*DATA FOR THE TASK*:

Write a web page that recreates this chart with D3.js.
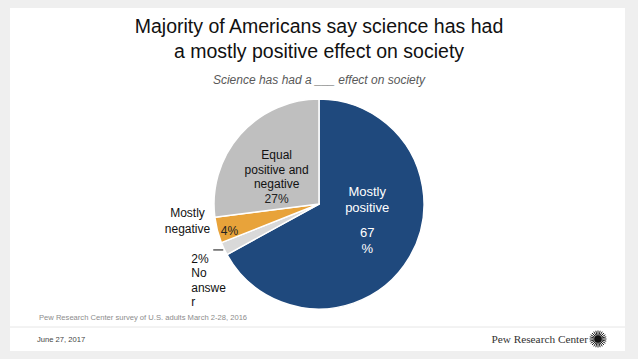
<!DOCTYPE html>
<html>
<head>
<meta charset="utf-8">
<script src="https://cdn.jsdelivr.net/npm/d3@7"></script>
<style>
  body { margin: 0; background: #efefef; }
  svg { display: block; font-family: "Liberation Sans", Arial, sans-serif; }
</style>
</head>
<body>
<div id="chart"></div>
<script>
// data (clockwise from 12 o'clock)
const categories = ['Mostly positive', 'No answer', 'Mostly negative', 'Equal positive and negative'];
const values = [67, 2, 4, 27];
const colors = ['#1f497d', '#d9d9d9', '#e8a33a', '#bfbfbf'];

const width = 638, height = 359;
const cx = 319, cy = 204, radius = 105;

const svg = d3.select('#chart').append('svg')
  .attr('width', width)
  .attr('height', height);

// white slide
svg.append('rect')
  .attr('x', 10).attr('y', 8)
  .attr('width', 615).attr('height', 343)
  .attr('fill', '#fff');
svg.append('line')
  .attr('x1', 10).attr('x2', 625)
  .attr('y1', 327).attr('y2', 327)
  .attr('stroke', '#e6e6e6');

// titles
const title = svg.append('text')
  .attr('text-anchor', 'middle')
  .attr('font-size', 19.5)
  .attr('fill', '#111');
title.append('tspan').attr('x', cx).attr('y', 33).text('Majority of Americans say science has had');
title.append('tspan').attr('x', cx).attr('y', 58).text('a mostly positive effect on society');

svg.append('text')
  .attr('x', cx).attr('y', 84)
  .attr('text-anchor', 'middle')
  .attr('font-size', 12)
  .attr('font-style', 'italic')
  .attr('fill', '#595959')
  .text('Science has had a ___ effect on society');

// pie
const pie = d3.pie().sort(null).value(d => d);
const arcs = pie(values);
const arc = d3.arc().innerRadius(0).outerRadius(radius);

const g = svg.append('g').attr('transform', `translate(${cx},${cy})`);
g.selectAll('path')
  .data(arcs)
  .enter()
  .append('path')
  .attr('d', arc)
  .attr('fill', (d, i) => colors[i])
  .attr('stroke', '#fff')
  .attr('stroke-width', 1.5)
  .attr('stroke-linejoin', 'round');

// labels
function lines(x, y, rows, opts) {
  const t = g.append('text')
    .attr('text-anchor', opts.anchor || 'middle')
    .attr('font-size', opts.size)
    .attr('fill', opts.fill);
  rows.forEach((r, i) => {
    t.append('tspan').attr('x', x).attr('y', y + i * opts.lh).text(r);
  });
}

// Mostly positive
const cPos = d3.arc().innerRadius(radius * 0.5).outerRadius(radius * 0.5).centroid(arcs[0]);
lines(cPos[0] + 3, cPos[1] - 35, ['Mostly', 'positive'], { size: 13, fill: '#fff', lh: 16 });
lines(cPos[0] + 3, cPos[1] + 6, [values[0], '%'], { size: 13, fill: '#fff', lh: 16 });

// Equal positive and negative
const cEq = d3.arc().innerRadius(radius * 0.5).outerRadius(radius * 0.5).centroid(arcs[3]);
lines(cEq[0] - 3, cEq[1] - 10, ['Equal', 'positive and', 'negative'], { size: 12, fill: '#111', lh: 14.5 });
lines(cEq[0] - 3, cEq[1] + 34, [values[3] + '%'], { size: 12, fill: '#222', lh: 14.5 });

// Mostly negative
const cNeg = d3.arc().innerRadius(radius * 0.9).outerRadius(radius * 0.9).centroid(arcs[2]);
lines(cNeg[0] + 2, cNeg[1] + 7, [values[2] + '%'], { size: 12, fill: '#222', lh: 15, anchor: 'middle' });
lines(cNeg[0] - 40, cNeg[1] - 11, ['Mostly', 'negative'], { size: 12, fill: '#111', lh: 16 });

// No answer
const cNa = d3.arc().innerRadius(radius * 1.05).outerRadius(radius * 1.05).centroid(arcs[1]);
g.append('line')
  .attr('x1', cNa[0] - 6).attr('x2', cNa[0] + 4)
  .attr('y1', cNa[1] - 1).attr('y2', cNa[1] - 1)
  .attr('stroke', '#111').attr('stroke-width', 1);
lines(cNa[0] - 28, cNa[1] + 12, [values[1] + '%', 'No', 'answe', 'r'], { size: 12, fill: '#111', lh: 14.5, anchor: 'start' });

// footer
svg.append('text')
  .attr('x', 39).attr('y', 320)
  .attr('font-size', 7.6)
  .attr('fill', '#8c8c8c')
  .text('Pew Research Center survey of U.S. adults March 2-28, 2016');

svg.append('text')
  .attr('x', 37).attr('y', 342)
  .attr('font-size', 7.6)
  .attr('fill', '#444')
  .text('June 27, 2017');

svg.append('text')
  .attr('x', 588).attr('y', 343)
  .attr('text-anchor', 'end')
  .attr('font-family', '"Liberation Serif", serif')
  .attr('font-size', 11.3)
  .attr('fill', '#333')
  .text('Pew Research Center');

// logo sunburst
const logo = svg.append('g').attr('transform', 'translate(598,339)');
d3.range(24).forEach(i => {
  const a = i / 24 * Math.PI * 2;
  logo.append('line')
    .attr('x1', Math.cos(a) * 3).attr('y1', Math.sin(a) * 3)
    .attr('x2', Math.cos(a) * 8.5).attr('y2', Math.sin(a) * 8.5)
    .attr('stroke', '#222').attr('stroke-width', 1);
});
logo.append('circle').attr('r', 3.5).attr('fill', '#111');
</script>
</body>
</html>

* * *

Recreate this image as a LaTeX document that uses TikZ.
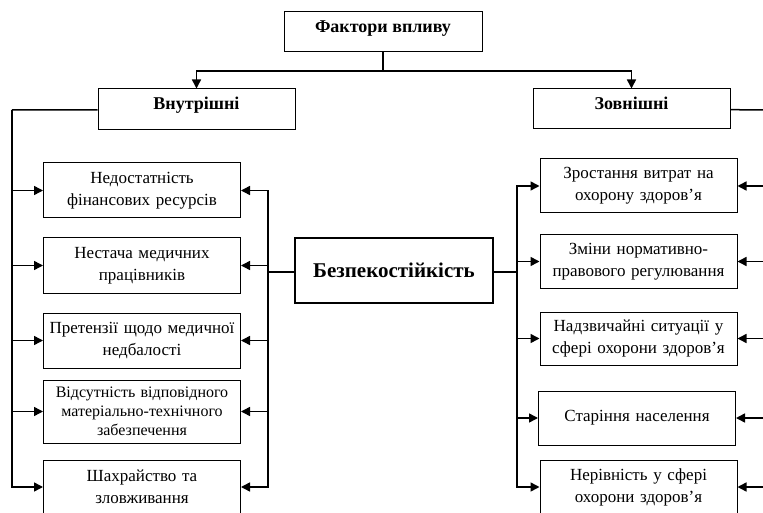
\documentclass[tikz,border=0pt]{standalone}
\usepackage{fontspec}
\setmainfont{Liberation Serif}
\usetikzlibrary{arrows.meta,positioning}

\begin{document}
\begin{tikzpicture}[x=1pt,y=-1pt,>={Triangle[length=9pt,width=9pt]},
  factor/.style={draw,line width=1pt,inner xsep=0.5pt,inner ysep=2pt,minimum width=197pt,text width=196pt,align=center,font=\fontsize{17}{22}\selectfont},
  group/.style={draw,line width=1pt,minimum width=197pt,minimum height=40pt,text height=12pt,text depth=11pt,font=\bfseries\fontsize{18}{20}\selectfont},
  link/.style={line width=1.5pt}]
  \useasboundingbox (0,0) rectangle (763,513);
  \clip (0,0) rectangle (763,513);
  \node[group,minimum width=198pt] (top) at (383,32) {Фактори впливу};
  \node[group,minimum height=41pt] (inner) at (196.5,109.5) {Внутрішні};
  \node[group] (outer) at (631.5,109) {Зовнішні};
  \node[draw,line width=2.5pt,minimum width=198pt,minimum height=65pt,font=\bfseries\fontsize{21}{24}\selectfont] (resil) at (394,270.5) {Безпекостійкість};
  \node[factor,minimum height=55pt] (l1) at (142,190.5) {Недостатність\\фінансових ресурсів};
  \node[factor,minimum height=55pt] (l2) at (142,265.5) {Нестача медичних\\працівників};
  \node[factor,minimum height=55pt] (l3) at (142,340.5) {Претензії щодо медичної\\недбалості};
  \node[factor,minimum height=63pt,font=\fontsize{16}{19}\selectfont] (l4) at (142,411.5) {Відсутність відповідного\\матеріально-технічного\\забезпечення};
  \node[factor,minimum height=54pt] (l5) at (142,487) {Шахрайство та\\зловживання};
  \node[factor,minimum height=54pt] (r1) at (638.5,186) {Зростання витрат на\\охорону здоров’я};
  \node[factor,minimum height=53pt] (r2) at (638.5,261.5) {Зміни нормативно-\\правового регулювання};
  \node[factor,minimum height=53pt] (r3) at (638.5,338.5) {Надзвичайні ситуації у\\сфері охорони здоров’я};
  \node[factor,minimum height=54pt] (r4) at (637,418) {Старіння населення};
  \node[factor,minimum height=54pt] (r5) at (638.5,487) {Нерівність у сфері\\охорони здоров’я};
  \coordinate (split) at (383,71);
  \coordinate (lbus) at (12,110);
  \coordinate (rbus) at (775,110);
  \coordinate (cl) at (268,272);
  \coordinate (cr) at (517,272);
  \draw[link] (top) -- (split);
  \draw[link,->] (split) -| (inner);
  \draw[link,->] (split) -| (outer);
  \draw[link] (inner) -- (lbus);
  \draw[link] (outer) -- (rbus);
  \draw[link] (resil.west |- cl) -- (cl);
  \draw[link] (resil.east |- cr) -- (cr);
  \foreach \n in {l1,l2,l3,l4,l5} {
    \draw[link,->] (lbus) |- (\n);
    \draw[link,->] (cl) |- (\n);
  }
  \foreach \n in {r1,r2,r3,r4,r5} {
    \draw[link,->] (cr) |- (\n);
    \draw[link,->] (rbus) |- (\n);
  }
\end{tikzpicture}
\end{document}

*PROBLEM TO SOLVE*: From the listing, copy each line containing the word "chart".

*FINISHED EXERCISE*:
Write a web page that recreates this chart with D3.js.
<div id="chart"></div>
const svg = d3.select('#chart').append('svg')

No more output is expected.